**Requirement**
Look through the listing below for the line containing "Reproduce this chart with Altair.". Copy it and each line after it up to and including the line containing "import pandas as pd", exactly, leaving out pictures.

## Begin Records to use

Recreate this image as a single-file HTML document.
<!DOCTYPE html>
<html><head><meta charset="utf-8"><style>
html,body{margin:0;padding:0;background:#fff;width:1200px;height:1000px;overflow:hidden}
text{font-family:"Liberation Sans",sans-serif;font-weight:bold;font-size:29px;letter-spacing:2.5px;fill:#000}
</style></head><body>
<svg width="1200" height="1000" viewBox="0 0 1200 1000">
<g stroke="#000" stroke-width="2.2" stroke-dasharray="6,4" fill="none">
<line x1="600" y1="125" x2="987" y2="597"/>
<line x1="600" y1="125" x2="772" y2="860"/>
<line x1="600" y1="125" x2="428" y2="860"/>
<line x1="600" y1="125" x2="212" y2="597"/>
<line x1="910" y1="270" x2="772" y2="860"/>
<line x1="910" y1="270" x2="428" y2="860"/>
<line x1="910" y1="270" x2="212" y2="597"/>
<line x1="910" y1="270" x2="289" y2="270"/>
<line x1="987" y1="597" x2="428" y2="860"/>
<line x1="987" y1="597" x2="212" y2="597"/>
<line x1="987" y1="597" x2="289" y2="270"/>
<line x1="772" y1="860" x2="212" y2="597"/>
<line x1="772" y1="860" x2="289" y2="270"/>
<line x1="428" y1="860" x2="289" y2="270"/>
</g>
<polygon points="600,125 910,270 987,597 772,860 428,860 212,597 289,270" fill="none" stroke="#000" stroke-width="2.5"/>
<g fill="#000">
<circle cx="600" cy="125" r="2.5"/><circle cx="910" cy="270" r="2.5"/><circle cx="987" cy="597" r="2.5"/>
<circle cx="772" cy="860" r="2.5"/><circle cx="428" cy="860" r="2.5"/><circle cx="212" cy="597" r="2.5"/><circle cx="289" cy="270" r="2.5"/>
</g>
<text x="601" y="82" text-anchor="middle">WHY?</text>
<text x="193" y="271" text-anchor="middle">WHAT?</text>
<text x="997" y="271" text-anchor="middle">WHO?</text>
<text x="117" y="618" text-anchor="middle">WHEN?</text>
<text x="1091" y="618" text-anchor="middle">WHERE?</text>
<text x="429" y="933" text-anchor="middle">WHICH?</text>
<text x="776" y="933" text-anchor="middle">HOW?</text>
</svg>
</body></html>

## End Records to use
## Begin Records to use

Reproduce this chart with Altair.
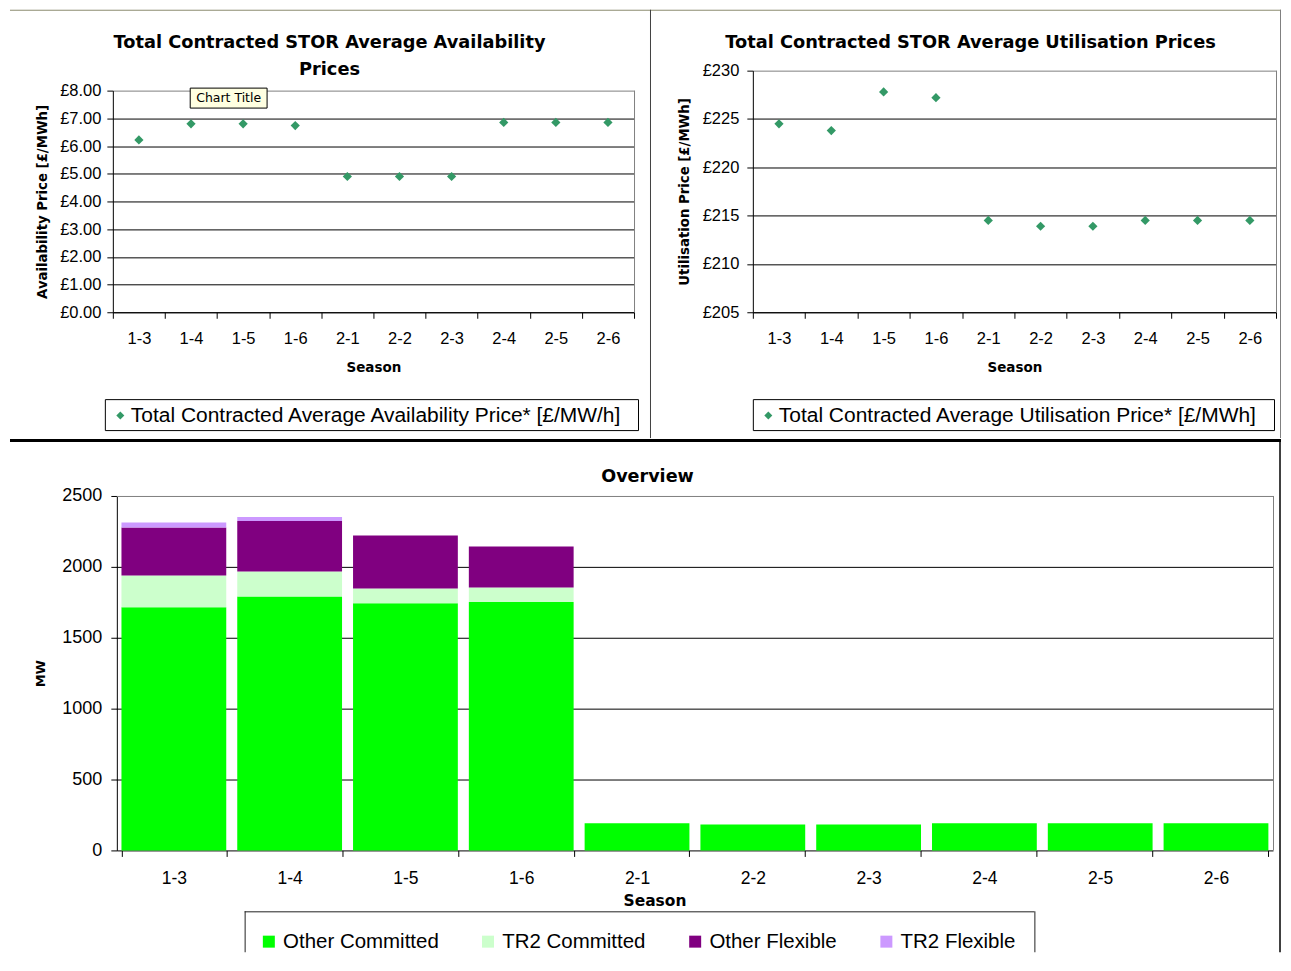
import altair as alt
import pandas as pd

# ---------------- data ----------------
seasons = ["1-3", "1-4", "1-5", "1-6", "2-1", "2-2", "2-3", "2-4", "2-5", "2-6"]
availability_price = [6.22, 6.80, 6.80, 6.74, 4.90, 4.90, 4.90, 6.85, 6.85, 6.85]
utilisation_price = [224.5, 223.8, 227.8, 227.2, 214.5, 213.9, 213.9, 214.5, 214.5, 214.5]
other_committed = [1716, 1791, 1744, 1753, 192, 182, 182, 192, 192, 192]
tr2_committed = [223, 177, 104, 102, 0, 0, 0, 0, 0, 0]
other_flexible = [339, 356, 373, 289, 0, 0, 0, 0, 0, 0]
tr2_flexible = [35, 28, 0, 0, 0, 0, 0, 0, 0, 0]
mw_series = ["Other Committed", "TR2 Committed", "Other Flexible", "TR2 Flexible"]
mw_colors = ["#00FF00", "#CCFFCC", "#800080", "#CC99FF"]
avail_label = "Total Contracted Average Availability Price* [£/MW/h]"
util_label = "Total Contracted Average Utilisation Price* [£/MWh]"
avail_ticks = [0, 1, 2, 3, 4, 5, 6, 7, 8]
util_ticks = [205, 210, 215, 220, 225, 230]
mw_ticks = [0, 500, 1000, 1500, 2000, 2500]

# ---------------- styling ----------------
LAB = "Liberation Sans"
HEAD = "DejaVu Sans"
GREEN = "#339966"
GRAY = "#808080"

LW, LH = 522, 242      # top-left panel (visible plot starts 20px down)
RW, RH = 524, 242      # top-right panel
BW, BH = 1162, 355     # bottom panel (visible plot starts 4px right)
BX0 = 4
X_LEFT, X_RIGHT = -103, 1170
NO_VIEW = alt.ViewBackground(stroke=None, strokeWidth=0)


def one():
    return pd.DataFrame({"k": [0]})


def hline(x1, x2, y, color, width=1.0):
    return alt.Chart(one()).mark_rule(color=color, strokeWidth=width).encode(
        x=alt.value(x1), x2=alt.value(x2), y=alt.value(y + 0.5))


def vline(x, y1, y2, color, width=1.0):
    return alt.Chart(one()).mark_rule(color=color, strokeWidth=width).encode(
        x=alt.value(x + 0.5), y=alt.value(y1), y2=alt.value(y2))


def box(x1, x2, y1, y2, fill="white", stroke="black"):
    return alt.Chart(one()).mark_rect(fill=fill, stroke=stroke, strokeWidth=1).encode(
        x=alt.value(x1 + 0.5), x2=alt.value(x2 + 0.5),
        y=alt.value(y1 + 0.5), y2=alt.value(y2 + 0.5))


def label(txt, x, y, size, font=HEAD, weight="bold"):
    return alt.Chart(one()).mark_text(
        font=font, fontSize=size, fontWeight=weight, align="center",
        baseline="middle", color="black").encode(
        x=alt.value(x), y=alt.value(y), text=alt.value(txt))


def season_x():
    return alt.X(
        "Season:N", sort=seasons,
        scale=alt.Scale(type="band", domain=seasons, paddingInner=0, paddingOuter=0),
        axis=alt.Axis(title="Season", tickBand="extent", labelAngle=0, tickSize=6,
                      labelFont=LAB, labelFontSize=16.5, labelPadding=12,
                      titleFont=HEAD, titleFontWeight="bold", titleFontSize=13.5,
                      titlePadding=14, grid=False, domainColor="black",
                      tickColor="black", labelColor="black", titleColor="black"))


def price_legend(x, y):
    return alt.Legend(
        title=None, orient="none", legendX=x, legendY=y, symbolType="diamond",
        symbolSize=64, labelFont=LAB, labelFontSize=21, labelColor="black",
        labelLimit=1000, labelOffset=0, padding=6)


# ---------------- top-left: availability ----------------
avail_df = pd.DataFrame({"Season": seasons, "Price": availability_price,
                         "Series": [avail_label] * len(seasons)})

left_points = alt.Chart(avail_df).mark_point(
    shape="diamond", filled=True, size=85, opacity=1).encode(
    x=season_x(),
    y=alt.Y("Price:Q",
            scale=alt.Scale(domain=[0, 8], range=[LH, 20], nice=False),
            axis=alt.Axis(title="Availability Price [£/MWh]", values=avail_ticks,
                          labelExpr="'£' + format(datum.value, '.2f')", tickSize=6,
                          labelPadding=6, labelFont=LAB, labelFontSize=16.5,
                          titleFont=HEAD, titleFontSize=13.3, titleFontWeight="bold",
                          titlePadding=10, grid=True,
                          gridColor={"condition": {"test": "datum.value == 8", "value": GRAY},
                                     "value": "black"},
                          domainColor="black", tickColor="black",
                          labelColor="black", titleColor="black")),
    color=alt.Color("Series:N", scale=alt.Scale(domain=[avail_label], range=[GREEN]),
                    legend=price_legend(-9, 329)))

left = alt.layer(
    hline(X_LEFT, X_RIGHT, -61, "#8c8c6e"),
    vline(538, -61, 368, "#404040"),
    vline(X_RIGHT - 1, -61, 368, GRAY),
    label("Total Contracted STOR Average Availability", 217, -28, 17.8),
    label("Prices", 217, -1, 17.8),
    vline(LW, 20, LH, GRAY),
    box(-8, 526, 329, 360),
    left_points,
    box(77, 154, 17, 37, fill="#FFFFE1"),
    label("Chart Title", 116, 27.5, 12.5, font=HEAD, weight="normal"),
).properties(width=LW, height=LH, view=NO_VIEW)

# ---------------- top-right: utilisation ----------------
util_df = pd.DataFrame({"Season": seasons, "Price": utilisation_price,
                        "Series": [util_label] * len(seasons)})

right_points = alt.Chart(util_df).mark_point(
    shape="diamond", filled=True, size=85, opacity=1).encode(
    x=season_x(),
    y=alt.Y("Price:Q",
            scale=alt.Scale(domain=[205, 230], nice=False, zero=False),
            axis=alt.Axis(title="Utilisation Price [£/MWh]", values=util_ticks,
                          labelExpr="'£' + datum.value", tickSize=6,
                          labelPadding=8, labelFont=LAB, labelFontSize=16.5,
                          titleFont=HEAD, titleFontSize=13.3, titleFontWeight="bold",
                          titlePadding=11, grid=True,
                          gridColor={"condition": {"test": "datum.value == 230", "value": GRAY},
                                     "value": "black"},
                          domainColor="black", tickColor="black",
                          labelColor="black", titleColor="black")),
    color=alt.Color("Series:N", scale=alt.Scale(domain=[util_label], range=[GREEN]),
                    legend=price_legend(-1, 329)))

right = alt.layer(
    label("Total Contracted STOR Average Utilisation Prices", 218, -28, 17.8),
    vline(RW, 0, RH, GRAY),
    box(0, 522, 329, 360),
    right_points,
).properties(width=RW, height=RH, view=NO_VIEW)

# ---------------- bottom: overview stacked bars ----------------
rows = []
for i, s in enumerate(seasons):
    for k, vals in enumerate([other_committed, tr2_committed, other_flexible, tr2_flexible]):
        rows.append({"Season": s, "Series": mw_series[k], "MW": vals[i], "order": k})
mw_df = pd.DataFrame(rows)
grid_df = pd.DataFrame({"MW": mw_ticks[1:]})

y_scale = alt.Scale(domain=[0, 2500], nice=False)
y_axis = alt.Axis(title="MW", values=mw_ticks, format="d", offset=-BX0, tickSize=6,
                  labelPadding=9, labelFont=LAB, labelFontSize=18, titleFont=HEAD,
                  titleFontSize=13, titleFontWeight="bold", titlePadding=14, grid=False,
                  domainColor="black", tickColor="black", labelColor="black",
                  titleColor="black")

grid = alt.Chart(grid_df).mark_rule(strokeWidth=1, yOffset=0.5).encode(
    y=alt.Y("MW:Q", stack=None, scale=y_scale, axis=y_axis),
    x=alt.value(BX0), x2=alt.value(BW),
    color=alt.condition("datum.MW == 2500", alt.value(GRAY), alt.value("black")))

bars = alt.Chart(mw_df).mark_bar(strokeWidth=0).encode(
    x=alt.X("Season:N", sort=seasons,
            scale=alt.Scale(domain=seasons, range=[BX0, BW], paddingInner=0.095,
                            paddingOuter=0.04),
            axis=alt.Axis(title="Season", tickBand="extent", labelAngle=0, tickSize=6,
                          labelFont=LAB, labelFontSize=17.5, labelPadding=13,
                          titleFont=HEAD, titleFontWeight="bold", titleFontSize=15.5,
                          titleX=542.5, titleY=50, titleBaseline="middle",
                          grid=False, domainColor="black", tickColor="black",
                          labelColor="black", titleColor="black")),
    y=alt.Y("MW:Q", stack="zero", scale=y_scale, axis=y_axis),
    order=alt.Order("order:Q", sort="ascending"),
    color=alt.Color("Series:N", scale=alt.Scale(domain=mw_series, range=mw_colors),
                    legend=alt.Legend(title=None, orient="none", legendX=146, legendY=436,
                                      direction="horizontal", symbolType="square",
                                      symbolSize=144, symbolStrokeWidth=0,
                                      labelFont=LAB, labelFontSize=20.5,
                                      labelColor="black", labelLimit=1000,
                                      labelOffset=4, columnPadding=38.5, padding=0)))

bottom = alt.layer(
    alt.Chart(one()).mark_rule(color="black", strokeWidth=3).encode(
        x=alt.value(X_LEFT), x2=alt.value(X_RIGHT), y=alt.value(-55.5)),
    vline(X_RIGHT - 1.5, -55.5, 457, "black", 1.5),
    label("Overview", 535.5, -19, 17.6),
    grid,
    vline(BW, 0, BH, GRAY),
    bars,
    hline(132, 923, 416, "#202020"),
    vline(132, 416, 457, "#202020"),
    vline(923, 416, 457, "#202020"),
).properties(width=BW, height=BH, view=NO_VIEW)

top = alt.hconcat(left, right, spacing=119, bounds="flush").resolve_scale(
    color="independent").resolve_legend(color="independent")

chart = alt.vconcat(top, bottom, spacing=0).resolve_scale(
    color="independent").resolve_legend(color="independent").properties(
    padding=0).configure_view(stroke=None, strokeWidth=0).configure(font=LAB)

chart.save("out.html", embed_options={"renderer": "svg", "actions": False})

## End Records to use

**In response**
Reproduce this chart with Altair.
import altair as alt
import pandas as pd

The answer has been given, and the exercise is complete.